宋元话本在中国文学史上有着特殊的文学价值和地位,正如胡士莹所说:“尽管有种种缺点,宋元话本在广泛的‘说话’的推进之下,初步奠定了我国白话小说的基础。它的艺术特色,对后来我国的小说创作,产生了深远的影响。和它的进步的思想性结合在一起,话本小说在我国小说史上占有一个不可磨灭的重要地位。”[3]420-421其实,宋元话本不仅仅对白话小说有重大影响,而且对传奇、志怪之类的文言小说亦有深远影响。李军锋《简论宋元话本小说对〈剪灯新话〉的影响》《试论宋元话本小说对〈聊斋志异〉的影响》都是从人物形象、故事情节、艺术形式等几个方面阐述了宋元话本对文言小说《剪灯新话》和《聊斋志异》的文学创作影响。王昭《浅析宋元话本对章回小说的影响》认为宋元话本是章回小说的直接源泉,其在体裁形式、内容题材、语言特色等方面对明清章回小说产生了深刻的影响。刘洪强《〈水浒传〉与宋元话本小说》指出:“《水浒传》与宋元话本小说关系极为密切,这不但表现在《水浒传》中大量袭用了话本小说的词汇,还表现在套用话本小说的情节。”[19]程毅中《〈三国志演义〉与宋元话本》认为“《三国志演义》是以宋元时代‘说三分’讲史话本为基础的,但它又曾吸收了其他讲史家和小说家话本的素材和其他文化资源。从书中某些故事和诗赞可以看出《演义》与书会才人和民间说话人的传承关系。”[20]二者都是从具体的小说作品出发,来探讨宋元话本对后世章回小说的影响。杨冉、孟雪于《宋代话本在中国文学史上的特殊地位》一文中则总结道:“宋代话本是中国古代抒情文学主体向叙事文学主体过渡的桥梁,是现实主义发育丰满的关键阶段,它对后代叙事文学在内容、形式、创作方法等领域的奠基作用功不可没。”[21]
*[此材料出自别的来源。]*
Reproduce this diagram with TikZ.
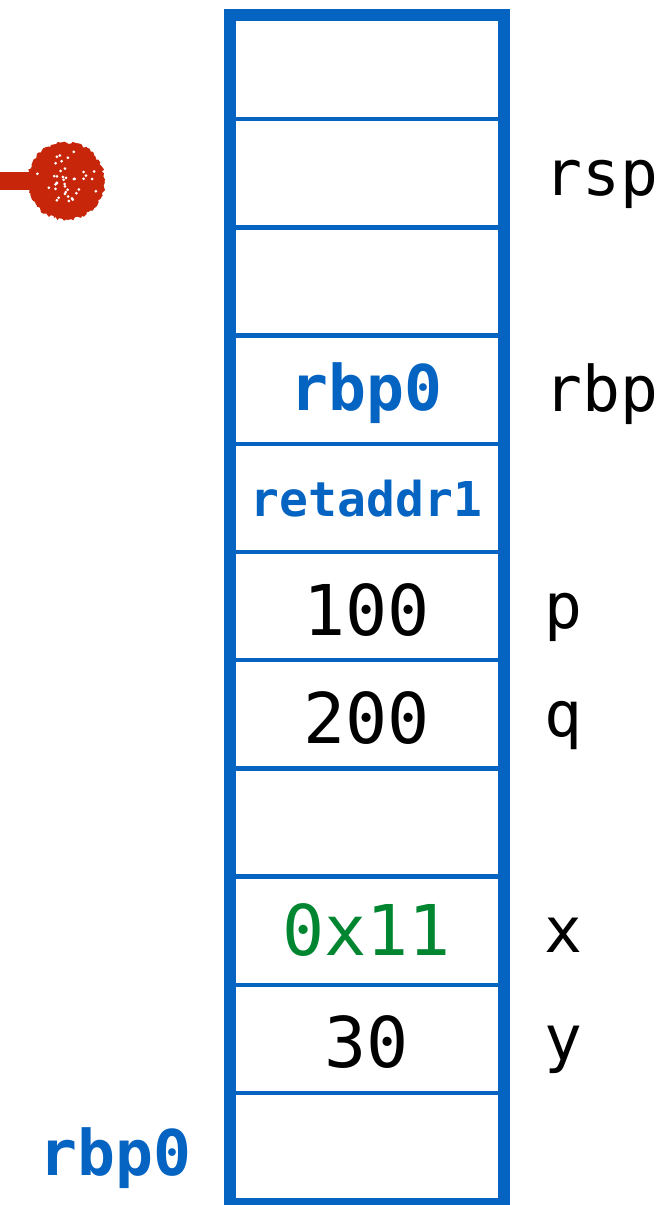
\documentclass[tikz,border=0pt]{standalone}
\usepackage{fontspec}
\setmonofont{DejaVu Sans Mono}
\usetikzlibrary{positioning,decorations.pathmorphing}
\definecolor{stackblue}{RGB}{5,99,193}
\definecolor{valgreen}{RGB}{0,133,48}
\definecolor{ptrred}{RGB}{200,38,10}

\begin{document}
\begin{tikzpicture}[x=1pt,y=-1pt]
       \tikzstyle{cell}=[draw=stackblue, line width=4.5pt, rectangle, minimum width=274pt, minimum height=108.2pt, inner sep=0pt, outer sep=0pt, text height=58pt, text depth=0pt, font=\ttfamily\fontsize{70}{80}\selectfont]
       \tikzstyle{reg}=[cell, text=stackblue, text height=42pt, font=\ttfamily\bfseries\fontsize{63}{72}\selectfont]
       \tikzstyle{varname}=[anchor=base west, inner sep=0pt, font=\ttfamily\fontsize{63}{72}\selectfont]
       \useasboundingbox (0,0) rectangle (666,1205);
       \node[cell] (c1) at (366.5,65.1) {};
       \node[cell, below=0pt of c1] (c2) {};
       \node[cell, below=0pt of c2] (c3) {};
       \node[reg, below=0pt of c3] (c4) {rbp0};
       \node[reg, text height=38pt, font=\ttfamily\bfseries\fontsize{48}{56}\selectfont, below=0pt of c4] (c5) {retaddr1};
       \node[cell, below=0pt of c5] (c6) {100};
       \node[cell, below=0pt of c6] (c7) {200};
       \node[cell, below=0pt of c7] (c8) {};
       \node[cell, text=valgreen, text height=50pt, below=0pt of c8] (c9) {0x11};
       \node[cell, below=0pt of c9] (c10) {30};
       \node[cell, below=0pt of c10] (c11) {};
       \draw[stackblue, line width=12pt] (229.5,15) rectangle (503.5,1204);
       \foreach \c/\name in {c2/rsp, c4/rbp, c6/p, c7/q, c9/x, c10/y}
        \node[varname] (n\name) at ([xshift=40.5pt, yshift=-22pt]\c.east) {\name};
       \node[varname, anchor=base east, text=stackblue, font=\ttfamily\bfseries\fontsize{63}{72}\selectfont] (base) at ([xshift=-38pt, yshift=-28.5pt]c11.west) {rbp0};
       \pgfmathsetseed{7}
       \coordinate (dot) at (66,181);
       \fill[ptrred] (-5,172) rectangle (45,190);
       \fill[ptrred, decorate, decoration={random steps, segment length=2pt, amplitude=1.5pt}] (dot) circle (38.5);
       \foreach \k in {1,...,40}
        \fill[white] ([shift={({rnd*360}:{rnd*33})}]dot) circle (1.5);
      \end{tikzpicture}
\end{document}
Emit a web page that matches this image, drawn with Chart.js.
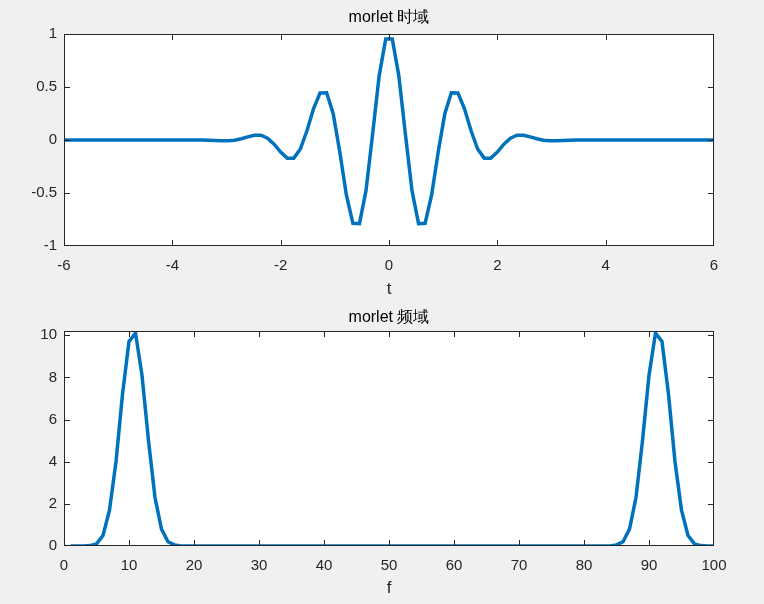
<!DOCTYPE html>
<html>
<head>
<meta charset="utf-8">
<script src="https://cdn.jsdelivr.net/npm/chart.js@4"></script>
<style>
  body { margin: 0; background: #f0f0f0; }
  .box { position: absolute; left: 0; width: 764px; height: 302px; }
</style>
</head>
<body>
<div class="box" style="top:0"><canvas id="timeChart"></canvas></div>
<div class="box" style="top:302px"><canvas id="freqChart"></canvas></div>
<script>
// time domain: 100 samples from -6 to 6 (even curve)
const timeHalf = [0.953, 0.605, 0.053, -0.477, -0.789, -0.786, -0.516, -0.111, 0.249, 0.445,
    0.443, 0.295, 0.087, -0.085, -0.171, -0.171, -0.114, -0.039, 0.017, 0.045,
    0.045, 0.030, 0.012, -0.002, -0.008, -0.008, -0.005, -0.002,
    0, 0, 0, 0, 0, 0, 0, 0, 0, 0, 0, 0, 0, 0, 0, 0, 0, 0, 0, 0, 0, 0];
const timeValues = timeHalf.slice().reverse().concat(timeHalf);
const timeTicksX = [-6, -4, -2, 0, 2, 4, 6];
const timeTicksY = [-1, -0.5, 0, 0.5, 1];

// frequency domain: f = 1..100
const freqValues = [0, 0, 0, 0.02, 0.1, 0.5, 1.7, 4.0, 7.2, 9.7, 10.1, 8.1, 5.0, 2.3, 0.8, 0.2, 0.05]
    .concat(new Array(67).fill(0))
    .concat([0.05, 0.2, 0.8, 2.3, 5.0, 8.1, 10.1, 9.7, 7.2, 4.0, 1.7, 0.5, 0.1, 0.02, 0, 0]);
const freqTicksX = [0, 10, 20, 30, 40, 50, 60, 70, 80, 90, 100];
const freqTicksY = [0, 2, 4, 6, 8, 10];

const FONT = '"Liberation Sans", Arial, sans-serif';

// MATLAB look: white axes, black box, inward ticks, title and x label
const matlabAxes = {
    id: 'matlabAxes',
    beforeDatasetsDraw(chart) {
        const { ctx, chartArea: a } = chart;
        ctx.save();
        ctx.fillStyle = '#ffffff';
        ctx.fillRect(a.left, a.top, a.right - a.left, a.bottom - a.top);
        ctx.restore();
    },
    afterDatasetsDraw(chart, args, opts) {
        const { ctx, chartArea: a, scales } = chart;
        ctx.save();
        ctx.strokeStyle = '#262626';
        ctx.lineWidth = 1;
        ctx.strokeRect(a.left + 0.5, a.top + 0.5, a.right - a.left - 1, a.bottom - a.top - 1);
        ctx.beginPath();
        scales.x.ticks.forEach(t => {
            const px = Math.min(Math.round(scales.x.getPixelForValue(t.value)), a.right - 1) + 0.5;
            ctx.moveTo(px, a.bottom); ctx.lineTo(px, a.bottom - 6);
            ctx.moveTo(px, a.top); ctx.lineTo(px, a.top + 6);
        });
        scales.y.ticks.forEach(t => {
            const py = Math.min(Math.round(scales.y.getPixelForValue(t.value)), a.bottom - 1) + 0.5;
            ctx.moveTo(a.left, py); ctx.lineTo(a.left + 6, py);
            ctx.moveTo(a.right, py); ctx.lineTo(a.right - 6, py);
        });
        ctx.stroke();
        ctx.fillStyle = '#000000';
        ctx.textAlign = 'center';
        ctx.textBaseline = 'middle';
        ctx.font = '16px ' + FONT;
        ctx.fillText(opts.title, (a.left + a.right) / 2, opts.titleY);
        ctx.fillStyle = '#262626';
        ctx.font = '17px ' + FONT;
        ctx.fillText(opts.label, (a.left + a.right) / 2, opts.labelY);
        ctx.restore();
    }
};

function makeChart(el, points, xr, yr, xTicks, yTicks, top, bottomH, title, titleY, label, labelY, fmt) {
    return new Chart(el, {
        type: 'line',
        data: {
            datasets: [{
                data: points,
                borderColor: '#0072BD',
                borderWidth: 3.5,
                pointRadius: 0,
                tension: 0,
                fill: false
            }]
        },
        options: {
            responsive: false,
            animation: false,
            layout: { padding: { top: top, right: 50, left: 0, bottom: 0 } },
            plugins: {
                legend: { display: false },
                tooltip: { enabled: false },
                matlabAxes: { title: title, titleY: titleY, label: label, labelY: labelY }
            },
            scales: {
                x: {
                    type: 'linear', min: xr[0], max: xr[1],
                    grid: { display: false, drawTicks: false },
                    border: { display: false },
                    afterBuildTicks: s => { s.ticks = xTicks.map(v => ({ value: v })); },
                    afterFit: s => { s.height = bottomH; },
                    ticks: { padding: 11, color: '#262626', font: { family: FONT, size: 15 }, maxRotation: 0 }
                },
                y: {
                    min: yr[0], max: yr[1],
                    grid: { display: false, drawTicks: false },
                    border: { display: false },
                    afterBuildTicks: s => { s.ticks = yTicks.map(v => ({ value: v })); },
                    afterFit: s => { s.width = 64; },
                    ticks: { padding: 7, color: '#262626', font: { family: FONT, size: 15 }, callback: fmt }
                }
            }
        },
        plugins: [matlabAxes]
    });
}

const timePoints = timeValues.map((v, i) => ({ x: -6 + 12 * i / 99, y: v }));
const freqPoints = freqValues.map((v, i) => ({ x: i + 1, y: v }));

for (const id of ['timeChart', 'freqChart']) {
    const c = document.getElementById(id);
    c.width = 764; c.height = 302;
}

makeChart(document.getElementById('timeChart'), timePoints, [-6, 6], [-1, 1],
    timeTicksX, timeTicksY, 34, 56, 'morlet 时域', 18, 't', 289, v => String(v));
makeChart(document.getElementById('freqChart'), freqPoints, [0, 100], [0, 10.2],
    freqTicksX, freqTicksY, 29, 58, 'morlet 频域', 16, 'f', 286, v => String(v));
</script>
</body>
</html>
20世纪80年代之前,宋元话本的研究主要集中在它的起源、性质、篇目、家数的考证与辨伪等问题上,而80年代之后,随着小说研究理论的不断发展和深入,宋元话本的研究逐步取得了显著的成果。当然,对宋元话本的研究内容不仅仅局限于以上几点,这只是其研究中具有代表性的几个方面。

综上所述,近30年来学界对宋元话本的研究进一步的深化、细化、多元化,使我们对宋元话本有了比较深入的了解和认识。但目前学界对宋元话本的研究还尚存在一定的不足,如对宋元话本性质的考定、篇目的断代、家数的考证等问题,虽然多有研究者不断探讨,且都有材料分析为依据,但皆各执一词,没有形成权威性的定论。而对宋元话本的审美特征和艺术成就的研究,又多是陈陈相因、少有新意。从这些理论研究中可以发现,多数研究都是在静态的文本层面展开的,而忽略了宋元话本作为讲唱的说话的底本所具有的动态文学性,所以在宋元话本由书场叙事转化为文案阅读的动态过程中来深入考察宋元话本的文体特征和审美艺术,以及最终衰落的原因等相关问题,或许可以成为对宋元话本研究的一个新的学术空间。另外,宋元话本作为一种说唱文学,说话人和听众构成了一种相互交流互动的审美关系,所以将说话人的讲述身份与听众的审美心理、接受方式及接受场所、传播途径等因素与宋元话本的文体特征结合起来进行整体的、系统的、全面的、动态的探析、考察,亦是宋元话本研究的一个新的增长点。